4. Involvement - how much you care about the issue affects how closely you scrutinize the message
EX: You are more likely to counterargue against a policy that will affect you rather than a policy that will affect incoming freshmen.
D. Channel - Paths by which messages reach receivers.
1. There are many apparent effects of the mass media
a. Over 90% of preschool age children ask for products they saw advertised on television
b. For many consumer products, the public will buy a specific brand for no other reason than the fact it is heavily advertised. For example, there is no reason to buy one brand of aspirin over another; and, products like Nyquil and Tylenol have generic equivalents that are identical and less expensive.
EX: Several companies offer "extra strength" varieties of arthritic pain formulations. The extra strength comes from extra aspirin and from caffeine. Take two aspirins and you could get the same result.
EX: Another product claims it uses the ingredient that "doctors recommend." What is that miracle product? Aspirin.

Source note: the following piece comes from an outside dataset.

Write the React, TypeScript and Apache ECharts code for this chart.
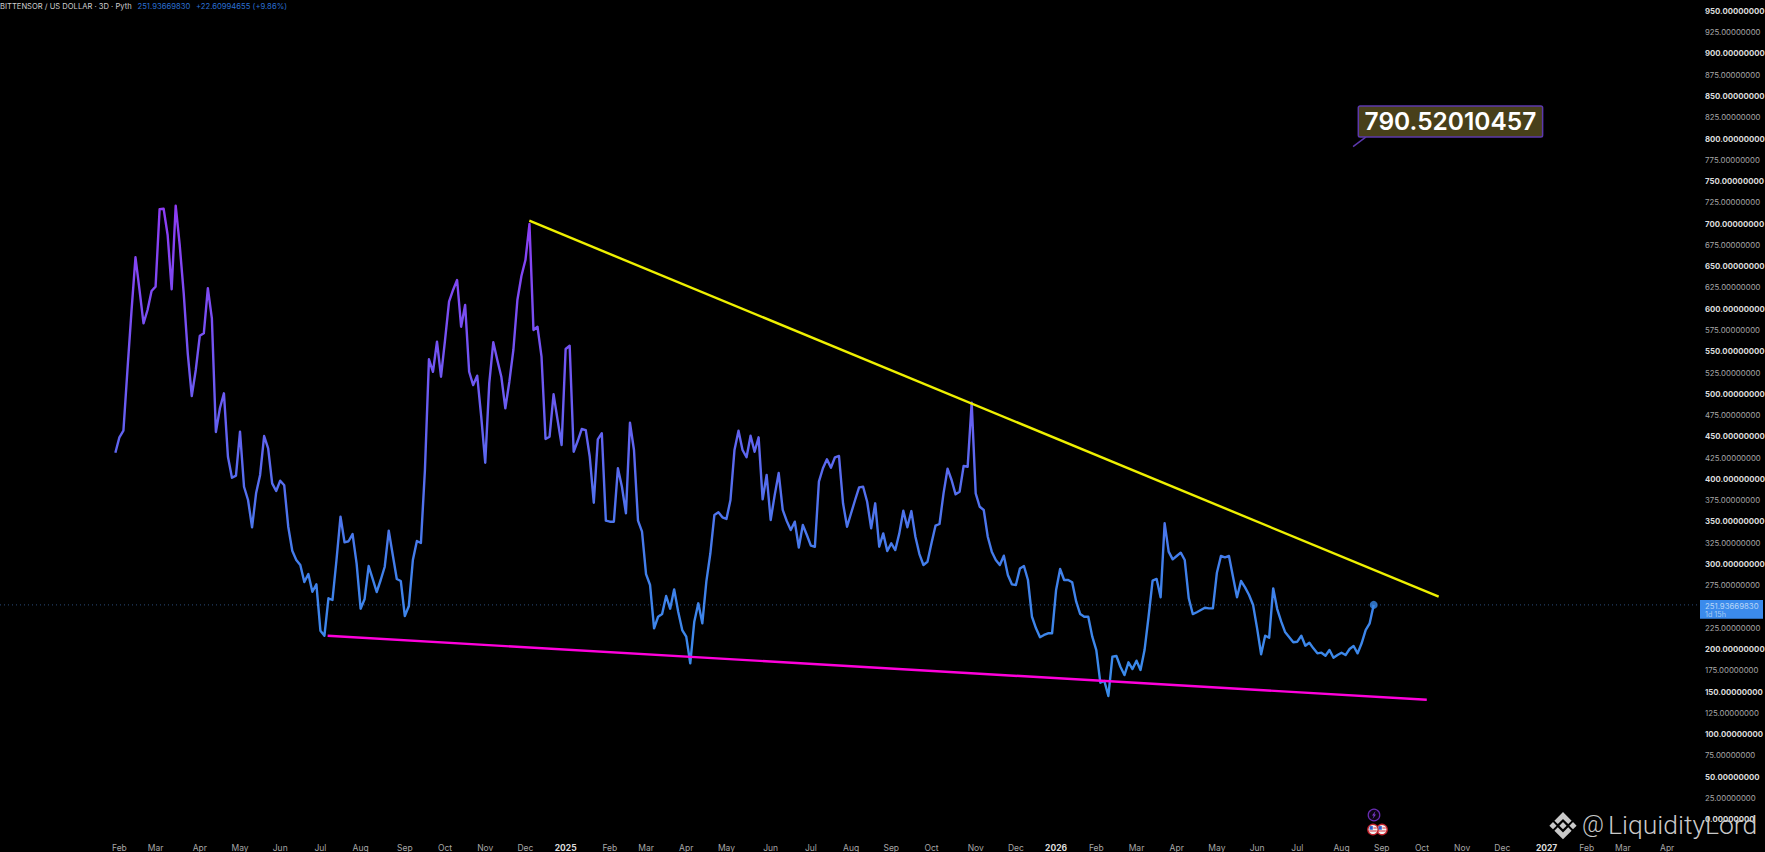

2. Yet, advertising is not necessarily as effective as we assume. Two studies showed that in four out of ten cases, people see an ad but forget the message or miss the name of the sponsor. Another study examined what people actually look at when they examine magazine ads; 43% of the subjects overlooked the sponsor's name.
EX: Burger King sales have been stagnant in recent years.
EX: Political ads only appear to affect a small portion of the population - maybe 5 to 10% - although that can be enough to swing a close election. Political advertising seems to work best for unknowns.
3. Possible explanations
a. Competing messages cancel out.
b. Selective exposure. Many messages do not even reach the audience they are intended to influence. Instead of reaching persons who disagree with the message, many media communications are heard by persons who already agree with the message. Most persons encounter more messages supporting than not supporting their pre-existing attitudes.
4. Effects that have been shown/speculated
a. May lead people to "keep the faith" - keep buying a product, or get out and vote for a candidate. For example, TV presidential debates tend to strengthen pre-existing attitudes rather than change them.
III. Resisting persuasion
A. Can distort the message. Can assume we are more similar than we are (assimilation) - hence change is unnecessary. Or, can assume differences are greater than they are (contrast) - reject it without further consideration.
B. Inoculation - Many beliefs are never called into question; when they are not, it is relatively easy for us to lose sight of why we hold them. e.g. "The United States is the best country in the world" or "if people are willing to work hard, they can succeed." Exposure to weak attacks make you better able to deal with strong attacks. This is because you become motivated to defend your beliefs and you get experience with forming counter-arguments.
EX: After the Korean War, when several of our prisoners were supposedly brainwashed, a Senate committee recommended that courses on patriotism and Americanism be instituted in American schools. A better route might have been to teach courses on Communism, presenting both sides. The person who is easiest to brainwash is the person whose beliefs have never been seriously challenged.
EX: Patty Hearst had no experience in dealing with the challenges to her beliefs presented by the SLA - hence she could not resist them.
IV. Practical application.
1. Last April 8th, Notre Dame co-sponsored Christmas in April. This one-day project will use volunteers to fix up the homes of the disadvantaged and elderly living in neighborhoods near the campus. Notre Dame is searching for ways to persuade students to participate in this project. Naturally, the administration has come to you, to get the benefit of your expert advice.
a) Choose one of the following theories, and explain its major propositions.
i. Cognitive dissonance
ii. Fishbein and Ajzen's Model of Reasoned Action
iii. Functionalist theory
iv. Heuristic processes
b) Discuss how your chosen theory can be applied to this particular problem. Be sure to make it clear what things the theory says you should focus on, and specific strategies that the theory suggests.
c) Suppose the persuasive campaign does not succeed - students do not participate. Explain how the theory might account for this.